FM: I think there’s one more race. We were supposed to do 20 races this year already, we didn’t for different reasons. It will be a little tighter, more races, more races on successive weekend. It’s OK. We are here to race so let’s go and do one more race without any problems. We’re no longer going to Turkey any more; it’s a place where I won three times, so it’s especially a nice track for me, but unfortunately we’re not going. But we’re going back to Bahrain; it’s a place I also enjoy to race and we’re going to the US again, so I hope we have a very nice track to race on in America. Nothing more to say.

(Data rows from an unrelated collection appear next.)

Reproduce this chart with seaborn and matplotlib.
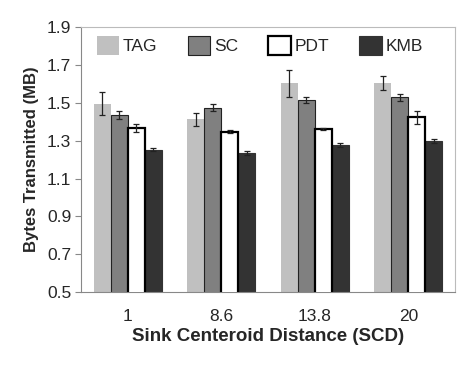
import numpy as np
import pandas as pd
import seaborn as sns
import matplotlib.pyplot as plt

# values
scd = ['1', '8.6', '13.8', '20']
methods = ['TAG', 'SC', 'PDT', 'KMB']
tag = [1.495, 1.413, 1.603, 1.603]
sc = [1.435, 1.473, 1.515, 1.528]
pdt = [1.368, 1.347, 1.360, 1.423]
kmb = [1.252, 1.235, 1.277, 1.300]
tag_err = [0.060, 0.033, 0.072, 0.038]
sc_err = [0.020, 0.018, 0.018, 0.020]
pdt_err = [0.020, 0.008, 0.005, 0.035]
kmb_err = [0.008, 0.010, 0.013, 0.010]

df = pd.DataFrame({
    'SCD': scd * 4,
    'Method': np.repeat(methods, 4),
    'MB': tag + sc + pdt + kmb,
    'err': tag_err + sc_err + pdt_err + kmb_err,
})

sns.set_style('white')
plt.rcParams['font.family'] = ['Liberation Sans', 'DejaVu Sans']

fig = plt.figure(figsize=(4.74, 3.66), dpi=100)
ax = fig.add_axes([0.171, 0.202, 0.789, 0.724])

colors = ['#c0c0c0', '#808080', '#ffffff', '#333333']
edges = ['none', '#222222', '#000000', '#333333']
widths = [0, 0.8, 1.6, 0.8]
sns.barplot(data=df, x='SCD', y='MB', hue='Method', order=scd, hue_order=methods,
            palette=colors, width=0.73, errorbar=None, ax=ax, saturation=1)

# edges per series; PDT outline drawn on top of its neighbours
for i, (bars, ec, lw) in enumerate(zip(ax.containers, edges, widths)):
    for b in bars:
        b.set_edgecolor(ec)
        b.set_linewidth(lw)
        if methods[i] == 'PDT':
            b.set_zorder(3)

# error bars at bar centres
for bars, m in zip(ax.containers, methods):
    sub = df[df['Method'] == m]
    xs = [b.get_x() + b.get_width() / 2 for b in bars]
    ax.errorbar(xs, sub['MB'], yerr=sub['err'], fmt='none', ecolor='#222222',
                elinewidth=0.9, capsize=2.2, capthick=0.9, zorder=5)

ax.set_ylim(0.5, 1.9)
ax.set_yticks(np.arange(0.5, 1.91, 0.2))
ax.set_yticklabels(['0.5', '0.7', '0.9', '1.1', '1.3', '1.5', '1.7', '1.9'])
ax.set_xlim(-0.5, 3.5)
ax.set_xticks([-0.5, 0.5, 1.5, 2.5, 3.5], minor=True)
ax.tick_params(axis='x', which='major', length=0, labelsize=12.5, pad=12)
ax.tick_params(axis='x', which='minor', length=4, color='#888888', direction='out')
ax.tick_params(axis='y', length=4, color='#888888', direction='out', labelsize=12.5,
               left=True, pad=3)

for s in ax.spines.values():
    s.set_color('#bbbbbb')
    s.set_linewidth(0.8)
ax.spines['left'].set_color('#888888')
ax.spines['bottom'].set_color('#888888')

ax.set_xlabel('Sink Centeroid Distance (SCD)', fontsize=13.5, fontweight='bold', labelpad=3)
ax.set_ylabel('Bytes Transmitted (MB)', fontsize=12, fontweight='bold', labelpad=6)

leg = ax.legend(loc='center', bbox_to_anchor=(0.478, 0.93), ncol=4, frameon=False,
                fontsize=12.5, handlelength=1.3, handleheight=1.3, columnspacing=1.75,
                handletextpad=0.2)
for h, ec, lw in zip(leg.legend_handles, edges, widths):
    h.set_edgecolor(ec)
    h.set_linewidth(lw)

fig.savefig('out.png', dpi=100)
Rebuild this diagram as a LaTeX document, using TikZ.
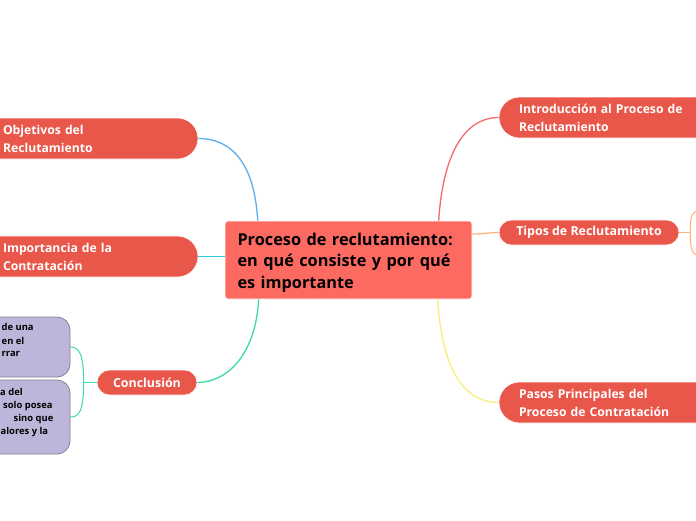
\documentclass[tikz,border=0pt]{standalone}
\usepackage{fontspec}
\setmainfont{Open Sans}
\usetikzlibrary{calc}
\definecolor{centralfill}{HTML}{FD6A62}
\definecolor{childfill}{HTML}{E9574A}
\definecolor{purplefill}{HTML}{BEB6DA}
\definecolor{purpleline}{HTML}{85808F}
\definecolor{cblue}{HTML}{5BAEEF}
\definecolor{ccyan}{HTML}{2FC8D8}
\definecolor{cgreen}{HTML}{3DDBA3}
\definecolor{cred}{HTML}{F26B6B}
\definecolor{corange}{HTML}{FFB27A}
\definecolor{cyellow}{HTML}{F7EF7A}
\tikzset{
  central/.style={fill=centralfill, draw=white, line width=0.6pt, rounded corners=3pt, inner sep=0pt,
    minimum width=247pt, minimum height=78pt, align=left, text=black,
    font=\fontsize{16.3}{21.5}\selectfont\bfseries},
  child/.style={fill=childfill, draw=white, line width=0.6pt, rounded corners=20.5pt, inner sep=0pt,
    minimum height=41pt, align=left, text=white,
    font=\fontsize{12.2}{18}\selectfont\bfseries},
  pill/.style={fill=childfill, draw=white, line width=0.6pt, rounded corners=12.5pt, inner sep=0pt,
    minimum height=25pt, text=white,
    font=\fontsize{12.4}{14}\selectfont\bfseries},
  leafbox/.style={fill=purplefill, draw=purpleline, line width=0.8pt, rounded corners=13pt, inner sep=0pt},
  leaftext/.style={anchor=base west, inner sep=0pt, text=black, font=\fontsize{9.4}{11}\selectfont\bfseries},
  conn/.style={line width=1.3pt},
}
\begin{document}
\begin{tikzpicture}[x=1pt,y=-1pt]
\useasboundingbox (0,0) rectangle (696,520);
\clip (0,0) rectangle (696,520);
\fill[white] (0,0) rectangle (696,520);

% central
\node[central, text width=222pt] (central) at (348.5,260) {\rule{0pt}{17pt}Proceso de reclutamiento:\\en qué consiste y por qué\\es importante};

% right children
\node[child, minimum width=260pt, text width=220pt] (intro) at (629,117.5) {Introducción al Proceso de\\Reclutamiento};
\node[pill, minimum width=180pt] (tipos) at (589,232.5) {Tipos de Reclutamiento};
\node[child, minimum width=260pt, text width=220pt] (pasos) at (629,402.5) {Pasos Principales del\\Proceso de Contratación};

% left children
\node[child, minimum width=238pt, text width=152pt] (obj) at (79,138.5) {Objetivos del\\Reclutamiento};
\node[child, minimum width=238pt, text width=152pt] (imp) at (79,256.5) {Importancia de la\\Contratación};
\node[pill, minimum width=100pt] (concl) at (147,382.5) {Conclusión};

% purple leaves
\node[leafbox, minimum width=110pt, minimum height=60pt] (leafa) at (15,347) {};
\node[leafbox, minimum width=110pt, minimum height=74pt] (leafb) at (15,417) {};
\node[leaftext] (la1) at (1.5,330.5) {de una};
\node[leaftext] (la2) at (1.5,344) {en el};
\node[leaftext] (la3) at (1.5,356.5) {rrar};
\node[leaftext] (lb1) at (0,395) {a del};
\node[leaftext] (lb2) at (3,408) {solo posea};
\node[leaftext] (lb3) at (13.5,421.5) {sino que};
\node[leaftext] (lb4) at (0.5,434) {alores y la};

% connectors
\coordinate (ctl) at ($(central.north west)+(33,0)$);
\coordinate (ctr) at ($(central.north west)+(214,0)$);
\coordinate (cbl) at ($(central.south west)+(34,0)$);
\coordinate (cbr) at ($(central.south west)+(213,0)$);
\draw[conn, cblue] (ctl) .. controls ($(ctl)+(-3,-55)$) and ($(obj.east)+(35,0)$) .. (obj.east);
\draw[conn, ccyan] (imp.east) -- (imp.east -| central.west);
\draw[conn, cgreen] (cbl) .. controls ($(cbl)+(-3,55)$) and ($(concl.east)+(30,0)$) .. (concl.east);
\draw[conn, cred] (ctr) .. controls ($(ctr)+(4,-65)$) and ($(intro.west)+(-35,0)$) .. (intro.west);
\draw[conn, corange] ($(central.east)+(0,-26)$) .. controls ($(central.east)+(14,-26)$) and ($(tipos.west)+(-12,0)$) .. (tipos.west);
\draw[conn, cyellow] (cbr) .. controls ($(cbr)+(4,70)$) and ($(pasos.west)+(-35,0)$) .. (pasos.west);

% tipos right brace
\coordinate (tb) at ($(tipos.east)+(11,0)$);
\coordinate (tbu) at (700,211);
\coordinate (tbd) at (700,255);
\draw[conn, corange, line width=1pt] (tipos.east) -- (tb);
\draw[conn, corange, line width=1pt] (tb) .. controls ($(tb)+(0,-18)$) and ($(tbu)+(-8,0)$) .. (tbu);
\draw[conn, corange, line width=1pt] (tb) .. controls ($(tb)+(0,18)$) and ($(tbd)+(-8,0)$) .. (tbd);

% conclusion brace
\coordinate (cb) at ($(concl.west)+(-13,0)$);
\draw[cgreen, line width=1pt] (concl.west) -- (cb);
\draw[cgreen, line width=1pt] (cb) .. controls ($(cb)+(0,-30)$) and ($(leafa.east)+(8,0)$) .. (leafa.east);
\draw[cgreen, line width=1pt] (cb) .. controls ($(cb)+(0,30)$) and ($(leafb.east)+(8,0)$) .. (leafb.east);
\end{tikzpicture}
\end{document}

Q: (Adrian Rodriguez Huber - Agencia EFE) Fernando, are you as comfortable now as Stefano Domenicali is about next season and given that this season the title is almost impossible, how many victories would make you happy from here to the finish of the season?

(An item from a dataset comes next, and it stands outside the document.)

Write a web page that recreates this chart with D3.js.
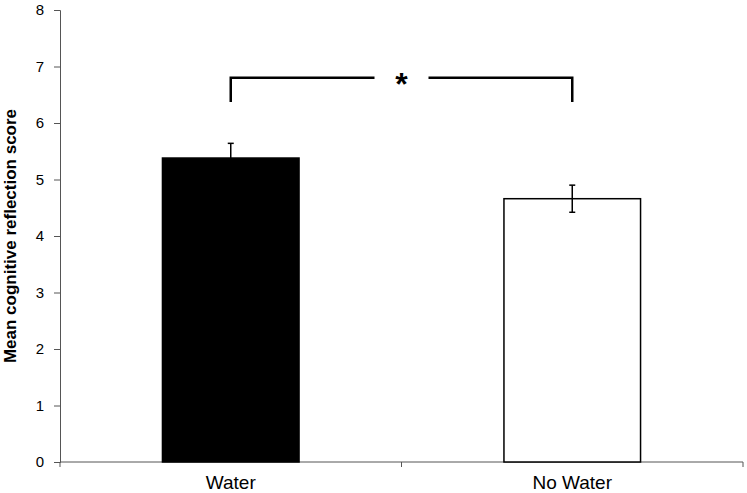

FA: For next year, definitely we are working very hard to be competitive right from the beginning and the aim and hard job that we have to do now in this next couple of months, in the winter testing and all the time we have available from now to the first race next year but it’s impossible to be confident or to be sure in Formula One. It’s a very complex sport and next year, even if you are confident, even if you work 24 hours a day, when you put the car on the track in February, you can always have some nice surprises but also some bad surprises. Let’s hope that with the effort from all of us, we can be competitive from the beginning and it should be like that because I think we have the potential, the right people, we have the talented people in the team and all the facilities available to be competitive right from the beginning. As for this year, obviously with six races to go, seven with this one, we want to win races, no doubt, but we are also very realistic. We know the situation, we know that we were not very competitive in the last two or three Grands Prix and the updates in the car will be minimal from other teams now so we will all remain more or less similar, so it will depend track to track and how you adapt yourself or how much luck you have that weekend, so let’s concentrate here in Monza, try to win this one and after that we will see.